Now substitute the value of $$k_2$$ into Equation 2 to find $$k_1$$:

$$-k_1 + \frac{11}{4} = 3$$

Subtract $$\frac{11}{4}$$ from both sides:

$$-k_1 = 3 - \frac{11}{4}$$

To subtract, find a common denominator for 3, which is $$\frac{12}{4}$$:

$$-k_1 = \frac{12}{4} - \frac{11}{4}$$

$$-k_1 = \frac{1}{4}$$

Multiply by -1 to find $$k_1$$:

$$k_1 = -\frac{1}{4}$$

**step4 Verify the Values of $$k_1$$ and $$k_2$$ with the Remaining Equations**

To ensure our values for $$k_1$$ and $$k_2$$ are correct, we substitute them into the remaining equations (Equation 1 and Equation 3) and check if they hold true. If they do, it confirms that the third plane is indeed a linear combination of the first two.
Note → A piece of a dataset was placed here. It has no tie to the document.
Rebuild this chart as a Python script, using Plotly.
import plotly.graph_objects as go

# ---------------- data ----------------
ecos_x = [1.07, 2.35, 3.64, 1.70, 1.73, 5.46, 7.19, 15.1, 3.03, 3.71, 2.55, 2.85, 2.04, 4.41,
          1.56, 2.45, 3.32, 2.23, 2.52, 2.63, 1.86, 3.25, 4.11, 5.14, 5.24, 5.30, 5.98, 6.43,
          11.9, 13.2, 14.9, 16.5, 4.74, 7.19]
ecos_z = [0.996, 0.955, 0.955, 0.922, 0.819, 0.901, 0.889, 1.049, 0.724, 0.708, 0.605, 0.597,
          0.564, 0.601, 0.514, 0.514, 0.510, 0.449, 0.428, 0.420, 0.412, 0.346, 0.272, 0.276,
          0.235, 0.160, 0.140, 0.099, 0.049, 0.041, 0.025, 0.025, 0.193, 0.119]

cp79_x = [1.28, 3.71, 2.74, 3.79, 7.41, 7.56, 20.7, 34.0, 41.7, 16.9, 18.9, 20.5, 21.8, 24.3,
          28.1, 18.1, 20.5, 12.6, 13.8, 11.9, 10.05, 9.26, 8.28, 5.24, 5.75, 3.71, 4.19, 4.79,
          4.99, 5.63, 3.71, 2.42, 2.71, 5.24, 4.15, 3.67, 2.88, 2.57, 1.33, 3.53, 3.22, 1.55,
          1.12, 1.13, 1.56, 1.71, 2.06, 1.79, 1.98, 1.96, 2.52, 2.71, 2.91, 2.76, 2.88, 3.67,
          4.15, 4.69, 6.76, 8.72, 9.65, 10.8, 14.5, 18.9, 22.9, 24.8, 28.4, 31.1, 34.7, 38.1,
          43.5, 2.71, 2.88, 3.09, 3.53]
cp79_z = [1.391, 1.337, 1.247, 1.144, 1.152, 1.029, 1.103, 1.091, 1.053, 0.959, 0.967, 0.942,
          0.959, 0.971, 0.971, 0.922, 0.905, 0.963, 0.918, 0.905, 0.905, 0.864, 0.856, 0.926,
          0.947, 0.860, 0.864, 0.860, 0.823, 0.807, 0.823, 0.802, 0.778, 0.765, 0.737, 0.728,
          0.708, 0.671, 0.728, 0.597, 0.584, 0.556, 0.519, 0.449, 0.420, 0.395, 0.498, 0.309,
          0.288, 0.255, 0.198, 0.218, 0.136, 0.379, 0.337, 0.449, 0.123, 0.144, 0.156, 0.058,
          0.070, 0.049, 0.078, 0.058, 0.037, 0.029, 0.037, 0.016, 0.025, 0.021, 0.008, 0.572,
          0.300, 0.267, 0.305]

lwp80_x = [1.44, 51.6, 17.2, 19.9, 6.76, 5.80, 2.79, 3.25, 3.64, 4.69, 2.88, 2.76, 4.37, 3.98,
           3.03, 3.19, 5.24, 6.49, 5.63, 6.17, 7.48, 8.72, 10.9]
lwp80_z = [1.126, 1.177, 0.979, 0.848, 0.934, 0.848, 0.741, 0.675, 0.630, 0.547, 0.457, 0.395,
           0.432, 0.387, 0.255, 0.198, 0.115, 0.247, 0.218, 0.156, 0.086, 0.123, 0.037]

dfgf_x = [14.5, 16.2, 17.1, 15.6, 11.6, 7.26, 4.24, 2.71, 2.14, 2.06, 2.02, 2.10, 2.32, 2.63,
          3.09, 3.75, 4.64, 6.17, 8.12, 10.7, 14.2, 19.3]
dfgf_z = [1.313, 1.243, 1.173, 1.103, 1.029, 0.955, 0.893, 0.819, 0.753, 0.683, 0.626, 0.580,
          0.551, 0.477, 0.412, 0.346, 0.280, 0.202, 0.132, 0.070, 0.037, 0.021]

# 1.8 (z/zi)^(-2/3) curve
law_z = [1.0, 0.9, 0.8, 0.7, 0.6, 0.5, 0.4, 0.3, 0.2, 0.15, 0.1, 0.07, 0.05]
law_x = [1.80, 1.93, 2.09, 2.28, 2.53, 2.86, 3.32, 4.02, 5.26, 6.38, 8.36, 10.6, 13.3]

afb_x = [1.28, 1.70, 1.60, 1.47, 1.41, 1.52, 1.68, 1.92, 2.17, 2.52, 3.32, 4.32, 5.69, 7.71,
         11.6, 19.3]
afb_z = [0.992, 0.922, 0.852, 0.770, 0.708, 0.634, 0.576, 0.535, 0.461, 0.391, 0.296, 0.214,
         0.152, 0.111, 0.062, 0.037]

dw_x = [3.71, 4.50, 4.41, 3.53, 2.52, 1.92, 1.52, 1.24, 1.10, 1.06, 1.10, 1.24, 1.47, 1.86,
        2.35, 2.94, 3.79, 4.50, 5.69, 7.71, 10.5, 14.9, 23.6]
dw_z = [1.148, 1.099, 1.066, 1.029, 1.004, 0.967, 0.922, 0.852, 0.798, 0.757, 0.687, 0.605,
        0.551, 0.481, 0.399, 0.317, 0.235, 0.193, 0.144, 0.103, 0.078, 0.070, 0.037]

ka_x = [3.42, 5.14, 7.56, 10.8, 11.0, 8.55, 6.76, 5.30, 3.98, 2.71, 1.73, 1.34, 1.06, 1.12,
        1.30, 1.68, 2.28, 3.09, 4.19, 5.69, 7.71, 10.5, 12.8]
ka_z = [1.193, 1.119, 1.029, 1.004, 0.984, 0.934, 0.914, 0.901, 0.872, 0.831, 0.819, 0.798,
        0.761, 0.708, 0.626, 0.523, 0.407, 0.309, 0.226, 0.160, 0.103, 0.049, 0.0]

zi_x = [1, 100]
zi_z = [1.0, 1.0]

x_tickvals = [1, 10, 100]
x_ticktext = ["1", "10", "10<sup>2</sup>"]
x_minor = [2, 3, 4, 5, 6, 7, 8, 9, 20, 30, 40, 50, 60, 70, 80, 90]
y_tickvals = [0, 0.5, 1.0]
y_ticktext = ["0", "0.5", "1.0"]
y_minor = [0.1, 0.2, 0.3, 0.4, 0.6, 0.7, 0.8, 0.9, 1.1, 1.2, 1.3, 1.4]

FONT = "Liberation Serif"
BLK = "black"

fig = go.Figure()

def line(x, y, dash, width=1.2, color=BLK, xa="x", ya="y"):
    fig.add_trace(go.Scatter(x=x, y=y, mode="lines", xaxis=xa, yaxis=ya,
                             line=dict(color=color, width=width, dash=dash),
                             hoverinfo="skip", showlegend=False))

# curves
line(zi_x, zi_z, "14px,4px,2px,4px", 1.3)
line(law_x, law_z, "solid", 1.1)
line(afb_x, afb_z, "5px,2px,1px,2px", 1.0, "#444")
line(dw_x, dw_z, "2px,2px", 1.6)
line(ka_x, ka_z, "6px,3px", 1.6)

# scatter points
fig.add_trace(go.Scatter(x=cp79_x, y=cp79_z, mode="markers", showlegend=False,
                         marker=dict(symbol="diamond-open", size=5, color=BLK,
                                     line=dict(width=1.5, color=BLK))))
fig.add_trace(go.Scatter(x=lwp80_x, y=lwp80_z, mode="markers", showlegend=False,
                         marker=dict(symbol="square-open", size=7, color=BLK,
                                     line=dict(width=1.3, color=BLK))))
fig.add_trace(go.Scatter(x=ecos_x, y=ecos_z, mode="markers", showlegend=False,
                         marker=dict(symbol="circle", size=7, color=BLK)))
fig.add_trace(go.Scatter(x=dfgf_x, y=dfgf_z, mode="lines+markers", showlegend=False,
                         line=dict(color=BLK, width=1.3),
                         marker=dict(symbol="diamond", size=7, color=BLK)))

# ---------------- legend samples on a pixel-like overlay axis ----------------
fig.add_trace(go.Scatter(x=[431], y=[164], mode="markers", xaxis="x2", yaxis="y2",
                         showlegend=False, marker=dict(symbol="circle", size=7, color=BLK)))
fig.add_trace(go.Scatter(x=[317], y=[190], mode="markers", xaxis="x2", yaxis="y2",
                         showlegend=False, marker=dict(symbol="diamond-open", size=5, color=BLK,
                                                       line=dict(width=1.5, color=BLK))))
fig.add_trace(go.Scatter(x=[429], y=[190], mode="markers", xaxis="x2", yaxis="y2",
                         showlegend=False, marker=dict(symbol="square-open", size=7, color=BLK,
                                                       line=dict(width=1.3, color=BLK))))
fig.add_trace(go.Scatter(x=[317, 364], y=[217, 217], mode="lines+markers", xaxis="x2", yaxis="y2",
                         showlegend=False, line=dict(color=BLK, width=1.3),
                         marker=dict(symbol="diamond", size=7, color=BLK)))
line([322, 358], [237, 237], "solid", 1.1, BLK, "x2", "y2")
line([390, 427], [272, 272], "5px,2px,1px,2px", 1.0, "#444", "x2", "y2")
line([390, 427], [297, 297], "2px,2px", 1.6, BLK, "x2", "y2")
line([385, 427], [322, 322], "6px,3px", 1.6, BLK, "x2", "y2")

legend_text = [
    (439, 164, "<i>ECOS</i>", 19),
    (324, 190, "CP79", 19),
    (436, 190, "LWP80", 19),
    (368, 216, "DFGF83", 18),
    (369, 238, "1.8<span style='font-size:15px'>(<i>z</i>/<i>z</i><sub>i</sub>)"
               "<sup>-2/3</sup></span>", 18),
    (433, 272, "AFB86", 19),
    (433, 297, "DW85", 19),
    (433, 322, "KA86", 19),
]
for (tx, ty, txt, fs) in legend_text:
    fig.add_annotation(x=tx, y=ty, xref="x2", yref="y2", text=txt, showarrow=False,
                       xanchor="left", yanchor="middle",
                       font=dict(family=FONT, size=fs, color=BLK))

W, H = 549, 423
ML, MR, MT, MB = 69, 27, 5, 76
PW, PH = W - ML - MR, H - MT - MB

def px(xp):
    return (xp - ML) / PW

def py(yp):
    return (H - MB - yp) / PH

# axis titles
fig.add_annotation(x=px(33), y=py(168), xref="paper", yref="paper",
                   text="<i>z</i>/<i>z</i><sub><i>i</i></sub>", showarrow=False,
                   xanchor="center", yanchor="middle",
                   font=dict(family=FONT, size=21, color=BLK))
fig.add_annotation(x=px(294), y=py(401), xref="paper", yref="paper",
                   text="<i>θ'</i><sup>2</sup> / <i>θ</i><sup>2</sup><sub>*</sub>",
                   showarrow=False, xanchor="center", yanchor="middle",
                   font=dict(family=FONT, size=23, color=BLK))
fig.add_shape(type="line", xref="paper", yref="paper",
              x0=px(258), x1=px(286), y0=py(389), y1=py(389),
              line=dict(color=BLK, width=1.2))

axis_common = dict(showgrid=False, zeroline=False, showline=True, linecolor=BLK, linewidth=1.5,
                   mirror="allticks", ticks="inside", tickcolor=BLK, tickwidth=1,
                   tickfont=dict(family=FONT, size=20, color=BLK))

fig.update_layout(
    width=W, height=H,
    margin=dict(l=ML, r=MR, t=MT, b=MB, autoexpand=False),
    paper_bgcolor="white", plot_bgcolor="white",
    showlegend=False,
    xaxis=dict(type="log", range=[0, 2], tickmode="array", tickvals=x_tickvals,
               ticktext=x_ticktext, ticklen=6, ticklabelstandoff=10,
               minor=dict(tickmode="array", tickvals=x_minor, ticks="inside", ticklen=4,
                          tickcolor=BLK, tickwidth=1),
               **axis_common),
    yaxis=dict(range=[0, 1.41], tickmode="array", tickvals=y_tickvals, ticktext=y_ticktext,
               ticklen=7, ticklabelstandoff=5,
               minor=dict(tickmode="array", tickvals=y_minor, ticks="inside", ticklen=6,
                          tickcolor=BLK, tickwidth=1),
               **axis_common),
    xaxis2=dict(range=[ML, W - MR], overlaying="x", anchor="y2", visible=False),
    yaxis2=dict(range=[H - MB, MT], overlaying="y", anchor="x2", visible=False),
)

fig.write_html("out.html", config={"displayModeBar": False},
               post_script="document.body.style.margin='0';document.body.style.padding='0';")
Check Equation 1 ($$2k_1 + 2k_2 = 5$$):

$$2\left(-\frac{1}{4}\right) + 2\left(\frac{11}{4}\right) = -\frac{2}{4} + \frac{22}{4} = \frac{20}{4} = 5$$

The left side equals 5, which matches the right side of Equation 1. So, Equation 1 is satisfied.

Check Equation 3 ($$2k_1 + 6k_2 = 16$$):

$$2\left(-\frac{1}{4}\right) + 6\left(\frac{11}{4}\right) = -\frac{2}{4} + \frac{66}{4} = \frac{64}{4} = 16$$

The left side equals 16, which matches the right side of Equation 3. So, Equation 3 is also satisfied.

Since we found specific values for $$k_1 = -\frac{1}{4}$$ and $$k_2 = \frac{11}{4}$$ that satisfy all four coefficient equations, it means that the equation of the third plane can be written as the linear combination of the first two. Therefore, any point (x, y, z) that lies on the line of intersection of the first two planes (and thus satisfies their equations) will also satisfy the equation of the third plane. This proves that the line of intersection lies on the third plane.